Immigrants have a state to look out for them (admittedly rarely as well as the United States), while refugees and asylum seekers are generally considered stateless citizens. This, in essence, is where the moral obligation for the refugee stems from. An immigrant does not have the same status. Claiming, “we are a nation of immigrants”, while being true, does not denote an obligation, nor is it a policy point. Being a nation of immigrants is our history. Therefore, we are not compelled to accept immigrants. However, the lack of a moral obligation to them does not mean the United States should not accept immigrants.
Our moral obligation fulfilled by a solid refugee policy, the choice of how we select immigrants takes on a new character. The problem that many Republicans have with the lottery-system immigration policy is that it is too random and does too little to serve our interests as a country.
The American Immigration Center defines this part of our current approach thusly:
The US government also offers a US Green Card Lottery Program, which allows people to win permanent legal residency in the US. The US Green Card Lottery Program is officially known as the Diversity Visa Lottery Program or the DV Lottery Program. Each year, this program allows 50,000 applicants to receive a green card (and thereby permanent legal residency in the US) as part of a random lottery selection process.
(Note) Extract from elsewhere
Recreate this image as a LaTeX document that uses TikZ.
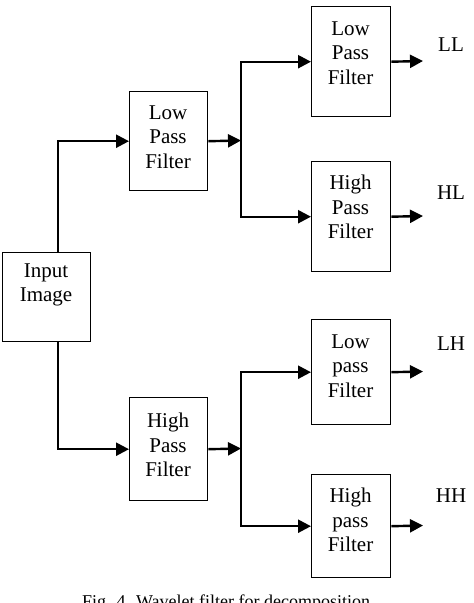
\documentclass[tikz,border=0pt]{standalone}
\usepackage{fontspec}
\setmainfont{Liberation Serif}
\usetikzlibrary{arrows.meta}
\begin{document}
\begin{tikzpicture}[x=1pt,y=-1pt,
  box/.style={draw,line width=1.4pt,inner sep=0pt,anchor=north west},
  txt/.style={font=\fontsize{21}{24.5}\selectfont,align=center,inner sep=0pt},
  conn/.style={line width=2.4pt},
  arr/.style={conn,-{Triangle[length=13pt,width=13pt]}},
  outlbl/.style={font=\fontsize{21}{24}\selectfont,inner sep=0pt}]
\useasboundingbox (0,0) rectangle (474,603);
% boxes
\node[box,minimum width=88pt,minimum height=89pt] (inp) at (2,252) {};
\node[box,minimum width=78pt,minimum height=99pt] (lp1) at (129,91) {};
\node[box,minimum width=78pt,minimum height=103pt] (hp1) at (129,397) {};
\node[box,minimum width=79pt,minimum height=110pt] (ll) at (311,6) {};
\node[box,minimum width=79pt,minimum height=110pt] (hl) at (311,161) {};
\node[box,minimum width=79pt,minimum height=105pt] (lh) at (311,319) {};
\node[box,minimum width=79pt,minimum height=103pt] (hh) at (311,474) {};
% texts
\node[txt] (tinp) at (46,285) {Input\\Image};
\node[txt] (tlp1) at (168,137) {Low\\Pass\\Filter};
\node[txt] (thp1) at (168,445) {High\\Pass\\Filter};
\node[txt] (tll) at (350.5,53) {Low\\Pass\\Filter};
\node[txt] (thl) at (350.5,207) {High\\Pass\\Filter};
\node[txt] (tlh) at (350.5,366) {Low\\pass\\Filter};
\node[txt] (thh) at (350.5,520) {High\\pass\\Filter};
% junction coordinates
\coordinate (j0) at (58,0);
\coordinate (b1) at (241,140.5);
\coordinate (b2) at (241,448.5);
\coordinate (oll) at (423,61);
\coordinate (ohl) at (423,216);
\coordinate (olh) at (423,371.5);
\coordinate (ohh) at (423,525.5);
% connectors
\draw[arr] (inp.north -| j0) |- (lp1.west);
\draw[arr] (inp.south -| j0) |- (hp1.west);
\draw[arr] (lp1.east) -- (b1);
\draw[arr] (hp1.east) -- (b2);
\draw[arr] (b1) |- (ll.west);
\draw[arr] (b1) |- (hl.west);
\draw[arr] (b2) |- (lh.west);
\draw[arr] (b2) |- (hh.west);
\draw[arr] (ll.east) -- (oll);
\draw[arr] (hl.east) -- (ohl);
\draw[arr] (lh.east) -- (olh);
\draw[arr] (hh.east) -- (ohh);
% output labels
\node[outlbl] (lll) at (451,45) {LL};
\node[outlbl] (lhl) at (451,193) {HL};
\node[outlbl] (llh) at (451,344) {LH};
\node[outlbl] (lhh) at (451,496) {HH};
% caption
\node[font=\fontsize{18}{20}\selectfont,inner sep=0pt,anchor=base] (cap) at (226,607) {Fig. 4. Wavelet filter for decomposition};
\end{tikzpicture}
\end{document}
This aspect of our system is aimed at raising the number of “individuals from countries underrepresented in US immigration” that receive Green Cards. While pundits from left and right may argue about the nobility of this goal, all must agree that it subverts broader national interest to the idea of diversity.
The program should be replaced with something with more tangible benefits for our country. Merit-based immigration, similar to what our allies to the north have, is what the United States should adopt. Many progressive nations like Australia, Canada, New Zealand, Denmark, Germany, and the U.K., often accept more refugees per capita than the United States, but they have stricter immigration policies, where they will only take the wealthier and highly educated immigrants. Studies have shown that merit-based immigration leads to immigrants finding jobs more quickly, fewer problems with integration, and increased technological innovation.
Our country should move to a merit-based system like our allies, so we may we reap the benefits that immigrants can bring. Doing this, paired with an updated and nuanced refugee policy, satisfies both our obligations to the world and to ourselves.